◆ PROVIDED MATERIAL ◆
++++++

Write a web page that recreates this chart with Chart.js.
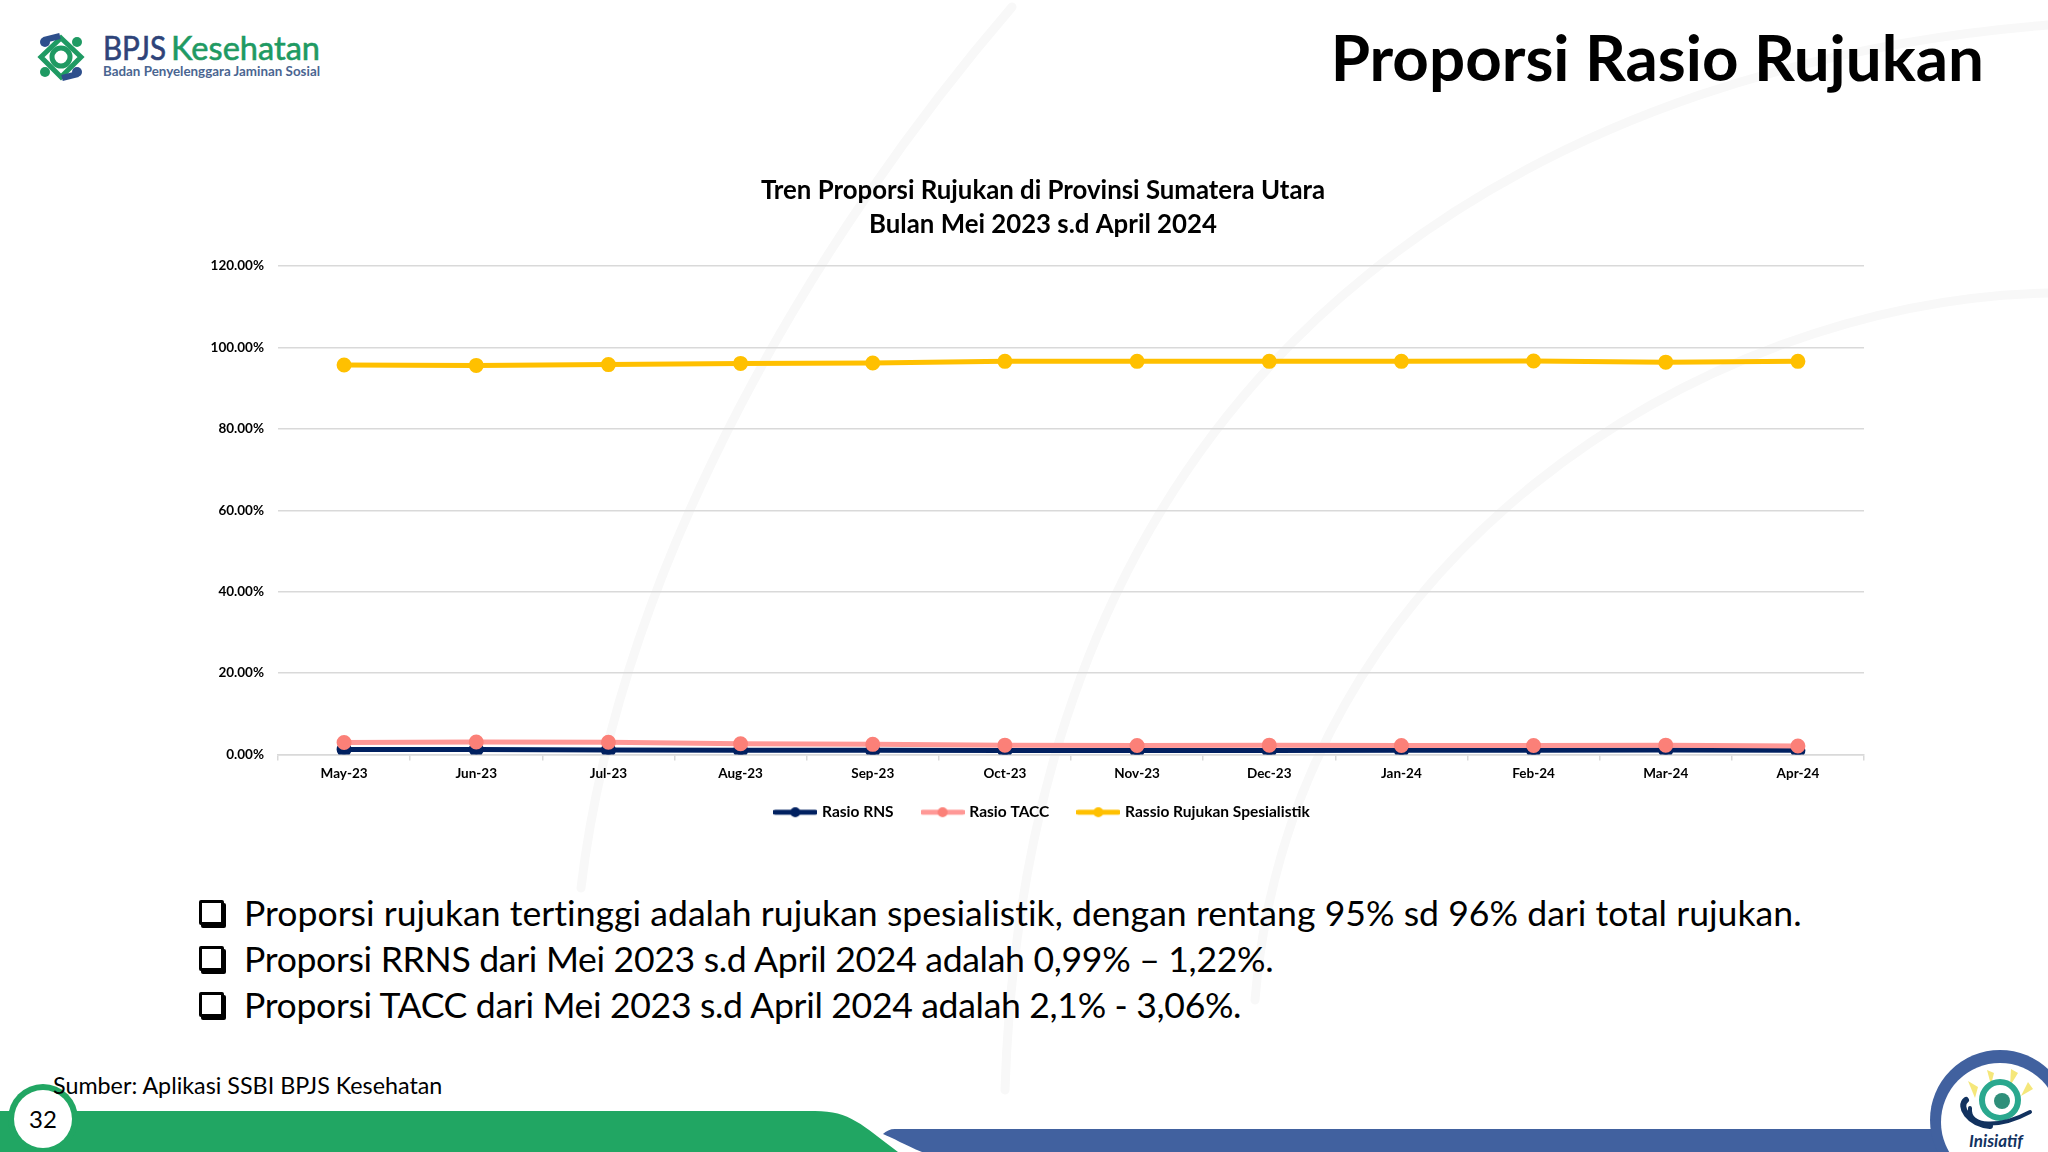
<!DOCTYPE html>
<html>
<head>
<meta charset="utf-8">
<title>Proporsi Rasio Rujukan</title>
<script src="https://cdn.jsdelivr.net/npm/chart.js@4"></script>
<style>
  html, body { margin: 0; padding: 0; background: #fff; }
  body { position: relative; width: 2048px; height: 1152px; overflow: hidden; font-family: Lato, sans-serif; color: #000; }
  #deco { position: absolute; left: 0; top: 0; }
  #chartBox { position: absolute; left: 190px; top: 160px; width: 1706px; height: 670px; }
  .pageTitle { position: absolute; right: 64px; top: 17px; font-size: 63.7px; font-weight: 700; line-height: 80px; white-space: nowrap; }
  .note { position: absolute; left: 244px; font-size: 35.6px; line-height: 46px; white-space: nowrap; }
  .box { position: absolute; left: 199px; width: 19px; height: 19px; border: 3px solid #000; border-radius: 2px; box-shadow: 2px 3px 0 #000; background: #fff; }
  .source { position: absolute; left: 53px; top: 1070px; font-size: 23.3px; line-height: 30px; white-space: nowrap; }
  .pageNo { position: absolute; left: 13px; width: 60px; top: 1104px; text-align: center; font-size: 24px; line-height: 30px; }
</style>
</head>
<body>
<svg id="deco" width="2048" height="1152" viewBox="0 0 2048 1152">
  <!-- faint swooshes behind the chart -->
  <g fill="none" stroke="#f8f8f8" stroke-width="9" stroke-linecap="round">
    <path d="M1012 7 C820 230 620 560 581 888"/>
    <path d="M2048 25 C1600 60 1030 300 1005 1090"/>
    <path d="M2048 293 C1700 300 1290 560 1255 1000"/>
  </g>
  <!-- footer bands -->
  <path d="M0 1111 L815 1111 C850 1111 862 1125 898 1152 L0 1152 Z" fill="#21a663"/>
  <path d="M895 1129 L2048 1129 L2048 1152 L922 1152 C905 1145 893 1138 883 1134 C886 1131 890 1129 895 1129 Z" fill="#41619f"/>
  <circle cx="43" cy="1119" r="35" fill="#21a663"/>
  <circle cx="43" cy="1119" r="29" fill="#fff"/>
  <!-- right badge -->
  <circle cx="2000" cy="1120" r="70" fill="#41619f"/>
  <circle cx="2000" cy="1122" r="59" fill="#fff"/>
  <g fill="#f5e77a">
    <path d="M1968 1081 l10 6 l-3 11 z"/>
    <path d="M1987 1070 l7 3 l-3 12 z"/>
    <path d="M2011 1069 l7 4 l-8 13 z"/>
    <path d="M2028 1082 l5 7 l-12 7 z"/>
  </g>
  <g fill="none" stroke-linecap="round">
    <circle cx="2000" cy="1100" r="18" stroke="#2aa88e" stroke-width="6"/>
    <circle cx="2002" cy="1101" r="8" fill="#2f8f7a" stroke="none"/>
    <path d="M1970 1108 C1968 1128 2000 1128 2030 1112" stroke="#12325f" stroke-width="4"/>
    <path d="M1966 1100 C1958 1106 1968 1124 1990 1126" stroke="#12325f" stroke-width="6"/>
  </g>
  <text x="1996" y="1147" text-anchor="middle" font-family="Lato" font-size="17" font-style="italic" font-weight="700" fill="#12325f">Inisiatif</text>
  <!-- BPJS logo -->
  <g>
    <path d="M61 38 L81 57 L61 77 L41 57 Z" fill="none" stroke="#1f9a63" stroke-width="5"/>
    <circle cx="61" cy="57" r="9" fill="none" stroke="#1f9a63" stroke-width="5"/>
    <path d="M44 40 L60 36 M78 74 L62 78" stroke="#2e4f8c" stroke-width="6"/>
    <circle cx="45" cy="42" r="5" fill="#2e4f8c"/><circle cx="77" cy="42" r="5" fill="#1f9a63"/>
    <circle cx="45" cy="72" r="5" fill="#1f9a63"/><circle cx="77" cy="72" r="5" fill="#2e4f8c"/>
  </g>
  <text x="103" y="60" font-family="Lato" font-size="33" fill="#2e4379" stroke="#2e4379" stroke-width="0.6" textLength="63" lengthAdjust="spacingAndGlyphs">BPJS</text>
  <text x="171" y="60" font-family="Lato" font-size="33" fill="#1f9a63" stroke="#1f9a63" stroke-width="0.6" textLength="149" lengthAdjust="spacingAndGlyphs">Kesehatan</text>
  <text x="103" y="76" font-family="Lato" font-size="14" font-weight="700" fill="#4a6591" textLength="217" lengthAdjust="spacingAndGlyphs">Badan Penyelenggara Jaminan Sosial</text>
</svg>

<div class="pageTitle">Proporsi Rasio Rujukan</div>

<div id="chartBox"><canvas id="rasioChart"></canvas></div>

<div class="box" style="top:900px"></div>
<div class="note" style="top:890px;letter-spacing:0.03px">Proporsi rujukan tertinggi adalah rujukan spesialistik, dengan rentang 95% sd 96% dari total rujukan.</div>
<div class="box" style="top:946px"></div>
<div class="note" style="top:936px;letter-spacing:-0.31px">Proporsi RRNS dari Mei 2023 s.d April 2024 adalah 0,99% – 1,22%.</div>
<div class="box" style="top:992px"></div>
<div class="note" style="top:982px;letter-spacing:-0.33px">Proporsi TACC dari Mei 2023 s.d April 2024 adalah 2,1% - 3,06%.</div>

<div class="source">Sumber: Aplikasi SSBI BPJS Kesehatan</div>
<div class="pageNo">32</div>

<script>
var MONTHS = ['May-23', 'Jun-23', 'Jul-23', 'Aug-23', 'Sep-23', 'Oct-23', 'Nov-23', 'Dec-23', 'Jan-24', 'Feb-24', 'Mar-24', 'Apr-24'];
var RASIO_RNS = [1.20, 1.22, 1.10, 1.03, 1.02, 1.00, 0.99, 1.00, 1.05, 1.05, 1.10, 1.02];
var RASIO_TACC = [2.95, 3.06, 3.00, 2.65, 2.50, 2.30, 2.20, 2.30, 2.20, 2.20, 2.30, 2.10];
var RASIO_SPESIALIS = [95.7, 95.6, 95.8, 96.1, 96.2, 96.6, 96.6, 96.6, 96.6, 96.7, 96.4, 96.6];
var TITLE_LINES = ['Tren Proporsi Rujukan di Provinsi Sumatera Utara', 'Bulan Mei 2023 s.d April 2024'];

var FONT = 'Lato, sans-serif';

// legend sample: line with a dot in the middle
function legendMark(lineColor, dotColor) {
  var c = document.createElement('canvas');
  c.width = 44;
  c.height = 14;
  var g = c.getContext('2d');
  g.strokeStyle = lineColor;
  g.lineWidth = 5;
  g.lineCap = 'round';
  g.beginPath();
  g.moveTo(2, 7);
  g.lineTo(42, 7);
  g.stroke();
  g.fillStyle = dotColor;
  g.beginPath();
  g.arc(22, 7, 5, 0, Math.PI * 2);
  g.fill();
  return c;
}

function series(label, values, lineColor, dotColor, order) {
  return {
    label: label,
    data: values,
    borderColor: lineColor,
    backgroundColor: dotColor,
    pointBackgroundColor: dotColor,
    pointBorderColor: dotColor,
    borderWidth: 5,
    pointRadius: 5,
    tension: 0,
    order: order
  };
}

// axis boxes are kept tight for the layout, so tick labels must not be clipped to them
var noLabelClip = {
  id: 'noLabelClip',
  beforeDraw: function (chart) {
    chart.scales.x._computeLabelArea = function () {};
    chart.scales.y._computeLabelArea = function () {};
  }
};

new Chart(document.getElementById('rasioChart'), {
  type: 'line',
  plugins: [noLabelClip],
  data: {
    labels: MONTHS,
    datasets: [
      series('Rasio RNS', RASIO_RNS, '#002060', '#002060', 3),
      series('Rasio TACC', RASIO_TACC, '#ff9896', '#fb8078', 2),
      series('Rassio Rujukan Spesialistik', RASIO_SPESIALIS, '#ffc000', '#ffc000', 1)
    ]
  },
  options: {
    responsive: true,
    maintainAspectRatio: false,
    animation: false,
    devicePixelRatio: 1,
    layout: { padding: { left: 32, right: 32, bottom: 0 } },
    plugins: {
      title: {
        display: true,
        text: TITLE_LINES,
        color: '#000',
        font: { family: FONT, size: 25.8, weight: '700', lineHeight: 1.32 },
        padding: { top: 14, bottom: 24 }
      },
      legend: {
        position: 'bottom',
        labels: {
          usePointStyle: true,
          pointStyleWidth: 38,
          padding: 30,
          color: '#000',
          font: { family: FONT, size: 15.5, weight: '700' },
          generateLabels: function (chart) {
            return chart.data.datasets.map(function (d, i) {
              return {
                text: d.label,
                datasetIndex: i,
                fontColor: '#000',
                lineWidth: 0,
                pointStyle: legendMark(d.borderColor, d.pointBackgroundColor)
              };
            });
          }
        }
      },
      tooltip: { enabled: false }
    },
    scales: {
      x: {
        offset: true,
        afterFit: function (scale) { scale.height = 20; },
        grid: { offset: true, drawOnChartArea: false, drawTicks: true, tickLength: 6, color: '#d9d9d9', lineWidth: 1.5 },
        border: { color: '#d9d9d9', width: 1.5 },
        ticks: { color: '#000', padding: 5, maxRotation: 0, autoSkip: false, font: { family: FONT, size: 13.5, weight: '700' } }
      },
      y: {
        min: 0,
        max: 120,
        afterFit: function (scale) { scale.width = 56; },
        grid: { drawTicks: false, color: '#d9d9d9', lineWidth: 1.4 },
        border: { display: false },
        ticks: {
          stepSize: 20,
          padding: 14,
          color: '#000',
          font: { family: FONT, size: 13.5, weight: '700' },
          callback: function (v) { return v.toFixed(2) + '%'; }
        }
      }
    }
  }
});
</script>
</body>
</html>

++++++

◆ YOUR OBJECTIVE ◆
Copy, from the material above, each line in which the string "with" occurs.

◆ TASK SOLUTION ◆
Write a web page that recreates this chart with Chart.js.
// legend sample: line with a dot in the middle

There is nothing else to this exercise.